A friend of the shops, Jasen Martinez was recently featured in the local paper for his love of toys.
By Linda Goldston firstname.lastname@example.org
Posted: 03/04/2011 01:56:34 PM PST
Updated: 03/04/2011 01:56:34 PM PST
Jasen Martinez likes that feeling you get when you’re a kid and you get a new toy: “It’s like the greatest toy ever.”
He likes that feeling so much that he’s amassed a collection of thousands of toys and gets to relive the nostalgia of his youth all the time. He traces his passion for collecting them back to one memorable day when he was 9.
It was his birthday and his aunt in Hawaii sent him a huge box, three feet high and packed full with something he’d never seen before — Japanese robots and monsters.
“I already liked Frakenstein and monster movies about Godzilla, but these toys opened up a whole new world.” said the 44-year-old Campbell resident.
He started watching Japanese cartoons. He started collecting more toys. He majored in Japanese language in college and when he could afford it, he made eight trips to Japan, where he added to his collection and made friends among collectors.
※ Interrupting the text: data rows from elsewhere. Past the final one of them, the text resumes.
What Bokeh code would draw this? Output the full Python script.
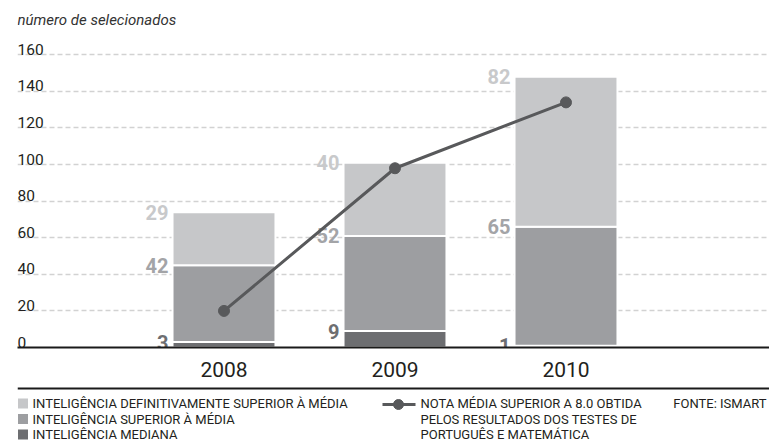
from bokeh.plotting import figure
from bokeh.models import Range1d, FixedTicker, Grid, LinearAxis, ColumnDataSource
from bokeh.layouts import column
from bokeh.core.properties import value
from bokeh.embed import file_html
from bokeh.resources import INLINE

# ---------------- data ----------------
years = ["2008", "2009", "2010"]
mediana = [3, 9, 1]                 # INTELIGÊNCIA MEDIANA
superior = [42, 52, 65]             # INTELIGÊNCIA SUPERIOR À MÉDIA
definitivamente = [29, 40, 82]      # INTELIGÊNCIA DEFINITIVAMENTE SUPERIOR À MÉDIA
nota = [20, 98, 134]                # NOTA MÉDIA SUPERIOR A 8.0
y_ticks = [0, 20, 40, 60, 80, 100, 120, 140, 160]
y_tick_labels = [str(t) for t in y_ticks]

title_text = "número de selecionados"
legend_bars = ["INTELIGÊNCIA DEFINITIVAMENTE SUPERIOR À MÉDIA",
               "INTELIGÊNCIA SUPERIOR À MÉDIA",
               "INTELIGÊNCIA MEDIANA"]
legend_line = ["NOTA MÉDIA SUPERIOR A 8.0 OBTIDA",
               "PELOS RESULTADOS DOS TESTES DE",
               "PORTUGUÊS E MATEMÁTICA"]
source_text = "FONTE: ISMART"

# ---------------- style ----------------
C_LIGHT = "#c6c7c9"
C_MID = "#9d9ea1"
C_DARK = "#6d6e71"
C_LINE = "#58595b"
C_TEXT = "#231f20"
FONT = value("Roboto")

xs = [1, 2, 3]
bar_w = 0.602
x_start, x_end = -0.2076, 4.1901
y_start, y_end = 0, 189.7

p = figure(width=769, height=386, output_backend="svg", toolbar_location=None,
           x_range=Range1d(x_start, x_end), y_range=Range1d(y_start, y_end),
           x_axis_location=None, y_axis_location=None,
           min_border_left=17, min_border_right=0, min_border_top=0, min_border_bottom=39)
p.outline_line_color = None
p.background_fill_color = "white"
p.border_fill_color = "white"
p.center = []

grid = Grid(dimension=1, ticker=FixedTicker(ticks=y_ticks),
            grid_line_color="#d2d2d2", grid_line_dash="5 3", grid_line_width=1.5)
p.add_layout(grid)

src = ColumnDataSource(dict(x=xs, mediana=mediana, superior=superior,
                            definitivamente=definitivamente))
p.vbar_stack(["mediana", "superior", "definitivamente"], x="x", width=bar_w,
             fill_color=[C_DARK, C_MID, C_LIGHT], line_color="white", line_width=2,
             source=src)

# value labels to the left of each segment
tops1 = [a for a in mediana]
tops2 = [a + b for a, b in zip(mediana, superior)]
tops3 = [a + b + c for a, b, c in zip(mediana, superior, definitivamente)]
lab_x = [x - bar_w / 2 for x in xs] * 3
lab_y = tops1 + tops2 + tops3
lab_t = [str(v) for v in mediana + superior + definitivamente]
lab_c = ["#6d6e71"] * 3 + ["#a3a4a7"] * 3 + ["#c8c9cb"] * 3
p.text(x=lab_x, y=lab_y, text=lab_t, text_color=lab_c, text_align="right",
       text_baseline="alphabetic", x_offset=-4, text_font=FONT,
       text_font_style="bold", text_font_size="20px")

# line series
p.line(xs, nota, line_color=C_LINE, line_width=3)
p.scatter(xs, nota, size=11, fill_color=C_LINE, line_color=C_LINE)

# y tick labels (above gridlines, inside the plot)
p.text(x=[x_start] * len(y_ticks), y=y_ticks, text=y_tick_labels, text_color=C_TEXT,
       text_align="left", text_baseline="bottom", text_font=FONT, text_font_size="15.5px")

# title
p.text(x=[x_start], y=[y_end - 10.9], text=[title_text], text_color="#333333",
       text_align="left", text_baseline="middle", text_font=FONT,
       text_font_style="italic", text_font_size="15px")

xaxis = LinearAxis(ticker=FixedTicker(ticks=xs),
                   major_label_overrides={x: y for x, y in zip(xs, years)})
xaxis.axis_line_color = "#1a1a1a"
xaxis.axis_line_width = 2
xaxis.major_tick_line_color = None
xaxis.minor_tick_line_color = None
xaxis.major_label_text_font = "Roboto"
xaxis.major_label_text_font_size = "21px"
xaxis.major_label_text_color = C_TEXT
xaxis.major_label_standoff = 8
p.add_layout(xaxis, "below")

# ---------------- legend strip ----------------
# (its frame is aligned to the main plot's frame, which starts 17px from the left)
leg = figure(width=769, height=55, output_backend="svg", toolbar_location=None,
             x_range=Range1d(17, 769), y_range=Range1d(55, 0),
             x_axis_location=None, y_axis_location=None,
             min_border=0, min_border_left=17, min_border_right=0,
             min_border_top=0, min_border_bottom=0)
leg.outline_line_color = None
leg.center = []

leg.segment(x0=[17], y0=[2], x1=[769], y1=[2], line_color="#1a1a1a", line_width=2)

row_y = [17, 32.5, 48]
leg.rect(x=[22.5] * 3, y=row_y, width=10, height=10,
         fill_color=[C_LIGHT, C_MID, C_DARK], line_color=None)
leg.text(x=[32] * 3, y=row_y, text=legend_bars, text_color=C_TEXT,
         text_baseline="middle", text_font=FONT, text_font_size="13px")

leg.segment(x0=[382], y0=[18], x1=[415], y1=[18], line_color=C_LINE, line_width=3)
leg.scatter(x=[398], y=[18], size=10, fill_color=C_LINE, line_color=C_LINE)
leg.text(x=[420] * 3, y=row_y, text=legend_line, text_color=C_TEXT,
         text_baseline="middle", text_font=FONT, text_font_size="13px")

leg.text(x=[766], y=[17], text=[source_text], text_color=C_TEXT, text_align="right",
         text_baseline="middle", text_font=FONT, text_font_size="13px")

layout = column(p, leg, spacing=0)
open("out.html", "w").write(file_html(layout, INLINE))
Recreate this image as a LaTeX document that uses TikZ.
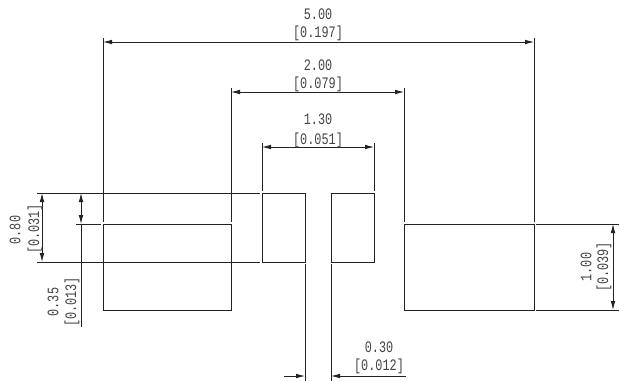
\documentclass[tikz,border=0pt]{standalone}
\usepackage{fontspec}
\usetikzlibrary{arrows.meta}
\newfontfamily\dimfont[FakeStretch=0.74]{Liberation Mono}
\definecolor{ink}{HTML}{222222}
\definecolor{txt}{HTML}{444444}
\tikzset{
  outline/.style={draw=ink,line width=0.85pt},
  ext/.style={draw=ink,line width=0.8pt},
  tip/.style={Latex[length=9pt,width=4.6pt]},
  dimline/.style={draw=ink,line width=0.8pt,{Latex[length=9pt,width=4.6pt]}-{Latex[length=9pt,width=4.6pt]}},
  endarrow/.style={draw=ink,line width=0.8pt,-{Latex[length=9pt,width=4.6pt]}},
  lab/.style={text=txt,inner sep=0pt,font=\dimfont\fontsize{16}{17}\selectfont},
  vlab/.style={lab,rotate=90}
}
\begin{document}
\begin{tikzpicture}[x=1pt,y=-1pt]
\useasboundingbox (0,0) rectangle (620,381);
% pads
\draw[outline] (103,224) rectangle (231,310);
\draw[outline] (404,224) rectangle (534,310);
\draw[outline] (262,193) rectangle (305,262);
\draw[outline] (331,193) rectangle (374,262);
% long horizontals
\draw[ext] (37,193) -- (260,193);
\draw[ext] (37,262) -- (260,262);
\draw[ext] (76,224) -- (101,224);
\draw[ext] (536,224) -- (619,224);
\draw[ext] (536,310) -- (619,310);
% extension lines
\draw[ext] (103,38) -- (103,222);
\draw[ext] (534,38) -- (534,222);
\draw[ext] (231,88) -- (231,222);
\draw[ext] (404,88) -- (404,222);
\draw[ext] (262,143) -- (262,191);
\draw[ext] (374,143) -- (374,191);
\draw[ext] (305,264) -- (305,381);
\draw[ext] (331,264) -- (331,381);
% dimension lines
\coordinate (a5) at (103,42); \coordinate (b5) at (534,42);
\draw[dimline] (a5) -- (b5);
\coordinate (a2) at (231,92); \coordinate (b2) at (404,92);
\draw[dimline] (a2) -- (b2);
\coordinate (a13) at (262,147); \coordinate (b13) at (374,147);
\draw[dimline] (a13) -- (b13);
\coordinate (a08) at (42,193); \coordinate (b08) at (42,262);
\draw[dimline] (a08) -- (b08);
\coordinate (a10) at (613,224); \coordinate (b10) at (613,310);
\draw[dimline] (a10) -- (b10);
\coordinate (a35) at (81,193); \coordinate (b35) at (81,224); \coordinate (c35) at (81,327);
\draw[dimline] (a35) -- (b35);
\draw[ext] (b35) -- (c35);
\coordinate (a30) at (284,376); \coordinate (b30) at (305,376);
\coordinate (c30) at (406,376); \coordinate (d30) at (331,376);
\draw[endarrow] (a30) -- (b30);
\draw[endarrow] (c30) -- (d30);
% labels
\node[lab] (t5a) at (318,14) {5.00};
\node[lab] (t5b) at (318,33) {[0.197]};
\node[lab] (t2a) at (318,65) {2.00};
\node[lab] (t2b) at (318,84) {[0.079]};
\node[lab] (t13a) at (318,119) {1.30};
\node[lab] (t13b) at (318,140) {[0.051]};
\node[lab] (t30a) at (379,347) {0.30};
\node[lab] (t30b) at (379,366) {[0.012]};
\node[vlab] (t08a) at (15,230) {0.80};
\node[vlab] (t08b) at (35,229) {[0.031]};
\node[vlab] (t35a) at (53,302) {0.35};
\node[vlab] (t35b) at (72,302) {[0.013]};
\node[vlab] (t10a) at (586,267) {1.00};
\node[vlab] (t10b) at (604,267) {[0.039]};
\end{tikzpicture}
\end{document}
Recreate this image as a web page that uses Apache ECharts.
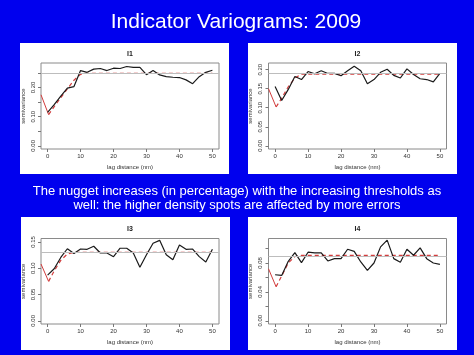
<!DOCTYPE html>
<html>
<head>
<meta charset="utf-8">
<script src="https://cdn.jsdelivr.net/npm/echarts@6/dist/echarts.min.js"></script>
<style>
html,body{margin:0;padding:0;background:#0000ee;}
#c{width:474px;height:355px;}
</style>
</head>
<body>
<div id="c"></div>
<script>
// ---- data ----
var lags = [0,2,4,6,8,10,12,14,16,18,20,22,24,26,28,30,32,34,36,38,40,42,44,46,48,50];

var gammaI1 = [0.115,0.141,0.170,0.198,0.203,0.258,0.252,0.263,0.265,0.258,0.266,0.265,0.272,0.269,0.269,0.244,0.258,0.243,0.237,0.235,0.234,0.226,0.213,0.237,0.252,0.259];
var gammaI2 = [0.156,0.119,0.148,0.182,0.174,0.195,0.189,0.197,0.190,0.190,0.184,0.197,0.209,0.197,0.163,0.174,0.193,0.201,0.185,0.178,0.202,0.187,0.176,0.174,0.168,0.190];
var gammaI3 = [0.087,0.099,0.1205,0.137,0.128,0.1365,0.136,0.1417,0.129,0.129,0.122,0.138,0.138,0.129,0.102,0.1256,0.1474,0.153,0.1256,0.116,0.144,0.136,0.1365,0.122,0.112,0.136];
var gammaI4 = [0.0637,0.0628,0.0823,0.0944,0.0805,0.0949,0.094,0.094,0.0828,0.086,0.086,0.099,0.096,0.0814,0.0698,0.080,0.1023,0.1116,0.086,0.081,0.099,0.0907,0.1009,0.086,0.080,0.078];

// fitted model (red): short solid part before lag 0, dashed part after
var modelLeadLag = [-2, 0.3];
var modelLeadI1 = [0.175, 0.107];
var modelLeadI2 = [0.150, 0.102];
var modelLeadI3 = [0.108, 0.075];
var modelLeadI4 = [0.072, 0.047];

var modelLagI1 = [0.3,3,6,8,10,11,50];
var modelI1 = [0.107,0.150,0.195,0.225,0.245,0.248,0.248];
var modelLagI2 = [0.3,2,4,6,8,50];
var modelI2 = [0.102,0.125,0.155,0.178,0.188,0.188];
var modelLagI3 = [0.3,2,4,6,8,50];
var modelI3 = [0.075,0.095,0.115,0.127,0.130,0.130];
var modelLagI4 = [0.3,2,4,6,8,50];
var modelI4 = [0.047,0.062,0.080,0.089,0.0905,0.0905];

// sill reference (gray)
var sillI1 = 0.251, sillI2 = 0.190, sillI3 = 0.133, sillI4 = 0.0907;

// axes
var xTicks = [0,10,20,30,40,50];
var yTicksI1 = [0,0.05,0.10,0.15,0.20,0.25];
var yLabelsI1 = [0,0.10,0.20];
var yTicksI2 = [0,0.05,0.10,0.15,0.20];
var yLabelsI2 = [0,0.05,0.10,0.15,0.20];
var yTicksI3 = [0,0.05,0.10,0.15];
var yLabelsI3 = [0,0.05,0.10,0.15];
var yTicksI4 = [0,0.02,0.04,0.06,0.08,0.10];
var yLabelsI4 = [0,0.04,0.08];
var yRangeI1 = [-0.0109, 0.2839];
var yRangeI2 = [-0.0084, 0.2174];
var yRangeI3 = [-0.0060, 0.1565];
var yRangeI4 = [-0.0045, 0.1139];

var panelTitles = ['I1','I2','I3','I4'];
var mainTitle = 'Indicator Variograms: 2009';
var noteLine1 = 'The nugget increases (in percentage) with the increasing thresholds as';
var noteLine2 = 'well: the higher density spots are affected by more errors';

// ---- layout ----
var panels = [
  {gamma: gammaI1, lead: modelLeadI1, mLag: modelLagI1, m: modelI1, sill: sillI1, yt: yTicksI1, yl: yLabelsI1, yr: yRangeI1,
   box: [20,43,209,131], grid: {left: 41, top: 63, width: 178, height: 86}},
  {gamma: gammaI2, lead: modelLeadI2, mLag: modelLagI2, m: modelI2, sill: sillI2, yt: yTicksI2, yl: yLabelsI2, yr: yRangeI2,
   box: [248,43,209,131], grid: {left: 268.5, top: 63, width: 178, height: 86}},
  {gamma: gammaI3, lead: modelLeadI3, mLag: modelLagI3, m: modelI3, sill: sillI3, yt: yTicksI3, yl: yLabelsI3, yr: yRangeI3,
   box: [21,217,209,133], grid: {left: 41, top: 238.5, width: 178, height: 85.5}},
  {gamma: gammaI4, lead: modelLeadI4, mLag: modelLagI4, m: modelI4, sill: sillI4, yt: yTicksI4, yl: yLabelsI4, yr: yRangeI4,
   box: [248,217,209,133], grid: {left: 268.5, top: 238.5, width: 178, height: 85.5}}
];

var FONT = 'Liberation Sans, Arial, sans-serif';
var grids = [], xAxes = [], yAxes = [], series = [], graphics = [];

function pairs(xs, ys){ return xs.map(function(x,i){ return [x, ys[i]]; }); }

panels.forEach(function(p, i){
  var g = p.grid;
  grids.push({left: g.left, top: g.top, width: g.width, height: g.height,
    show: true, borderColor: '#8a8a8a', borderWidth: 1, backgroundColor: 'transparent'});
  xAxes.push({type: 'value', gridIndex: i, min: -2, max: 52,
    axisLine: {show: false, onZero: false},
    axisTick: {show: true, length: 3, customValues: xTicks, lineStyle: {color: '#777'}},
    axisLabel: {customValues: xTicks, fontSize: 6, color: '#333', margin: 4, fontFamily: FONT},
    splitLine: {show: false},
    name: 'lag distance (nm)', nameLocation: 'middle', nameGap: 15,
    nameTextStyle: {fontSize: 6, color: '#333', fontFamily: FONT}});
  yAxes.push({type: 'value', gridIndex: i, min: p.yr[0], max: p.yr[1],
    axisLine: {show: false, onZero: false},
    axisTick: {show: true, length: 3, customValues: p.yt, lineStyle: {color: '#777'}},
    axisLabel: {customValues: p.yl, fontSize: 6, color: '#333', margin: 5, rotate: 90, fontFamily: FONT,
      formatter: function(v){ return (+v).toFixed(2); }},
    splitLine: {show: false},
    name: 'semivariance', nameLocation: 'middle', nameGap: 15, nameRotate: 90,
    nameTextStyle: {fontSize: 6, color: '#333', fontFamily: FONT}});
  // sill
  series.push({type: 'line', xAxisIndex: i, yAxisIndex: i, data: [], silent: true,
    markLine: {symbol: 'none', silent: true, label: {show: false},
      lineStyle: {color: '#bdbdbd', type: 'solid', width: 1}, data: [{yAxis: p.sill}]}});
  // model lead (solid red)
  series.push({type: 'line', xAxisIndex: i, yAxisIndex: i, data: pairs(modelLeadLag, p.lead),
    showSymbol: false, symbol: 'none', lineStyle: {color: '#d23c3c', width: 1}, z: 3});
  // model dashed
  series.push({type: 'line', xAxisIndex: i, yAxisIndex: i, data: pairs(p.mLag, p.m),
    showSymbol: false, symbol: 'none', lineStyle: {color: '#d23c3c', width: 1.2, type: [4,3]}, z: 3});
  // empirical (black)
  series.push({type: 'line', xAxisIndex: i, yAxisIndex: i, data: pairs(lags, p.gamma),
    showSymbol: false, symbol: 'none', lineStyle: {color: '#1a1a1a', width: 1.2}, z: 4});

  graphics.push({type: 'rect', shape: {x: p.box[0], y: p.box[1], width: p.box[2], height: p.box[3]},
    style: {fill: '#ffffff'}, z: -10, silent: true});
  graphics.push({type: 'text', x: g.left + g.width/2, y: g.top - 9, silent: true,
    style: {text: panelTitles[i], font: 'bold 7px ' + FONT, fill: '#222', align: 'center', verticalAlign: 'middle'}});
});

graphics.push({type: 'text', x: 236, y: 22, silent: true,
  style: {text: mainTitle, font: '21px ' + FONT, fill: '#ffffff', align: 'center', verticalAlign: 'middle'}});
graphics.push({type: 'text', x: 237, y: 191, silent: true,
  style: {text: noteLine1, font: '13px ' + FONT, fill: '#ffffff', align: 'center', verticalAlign: 'middle'}});
graphics.push({type: 'text', x: 237, y: 205.5, silent: true,
  style: {text: noteLine2, font: '13px ' + FONT, fill: '#ffffff', align: 'center', verticalAlign: 'middle'}});

var chart = echarts.init(document.getElementById('c'), null, {renderer: 'canvas'});
chart.setOption({
  backgroundColor: '#0000ee',
  animation: false,
  grid: grids, xAxis: xAxes, yAxis: yAxes, series: series,
  graphic: {elements: graphics}
});
</script>
</body>
</html>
Now he’s seeing signs of that collection fever in his son, Cameron Nelson, who’s 9.
“He’ll say, ‘I’m going to save the packaging for this one,”’ Martinez said.
His wife, Amy, is tolerant of his passion and serves as “my voice of reason: do you really need that?”
Martinez, who is a project manager in creative services at the video game company Ubisoft in San Francisco, has managed to confine his collection to the garage and shows off his favorites in eight neatly arranged glass display cases. They include model kits from Aurora for Frankenstein and Creature from the Black Lagoon.
For the Frankenstein kit, he has one he assembled and one unbuilt kit, which he treasures. He also has a Marx tin haunted house.
“It has little keys you push that make noise,” he said. “I always wanted one as a kid but wasn’t able to get it until I was an adult.”
His toy collection also has brought out the artist in Martinez. He will sculpt some of them and made a bust of Frankenstein.
“Some people pack their stuff in boxes and put them away,” he said. “I like to have them accessible. It’s like a very expensive photo album. You pick some thing up and remember when you were a kid.”
One of Martinez’s favorite days of the year is the San Jose Super Toy, Comic and Collectible Show, which will be held Saturday at the Santa Clara County Fairgrounds.
He has a friend flying in from Japan to attend the show and buy toys to send back to his toy store in Japan.
Sponsored by Time Tunnel Toys in San Jose, the show will feature more than 240 tables of vintage to modern toys and collectibles and will be packed with a crowd that is overwhelming male, Martinez said.
The early bird hours for the show, when the pickings are best, are 9 a.m. to 10:59 a.m. Early bird admission is $15. General admission is $5 and runs from 11 a.m. to 4 p.m. Tickets for children under 12 is $2.50.
“I like being able to go there and buy something in person, as opposed to ordering something on line,” Martinez said. “You can go there looking for one thing and find something different and fall in love with it.”
Then he gets that feeling: “it’ like the greatest toy ever.”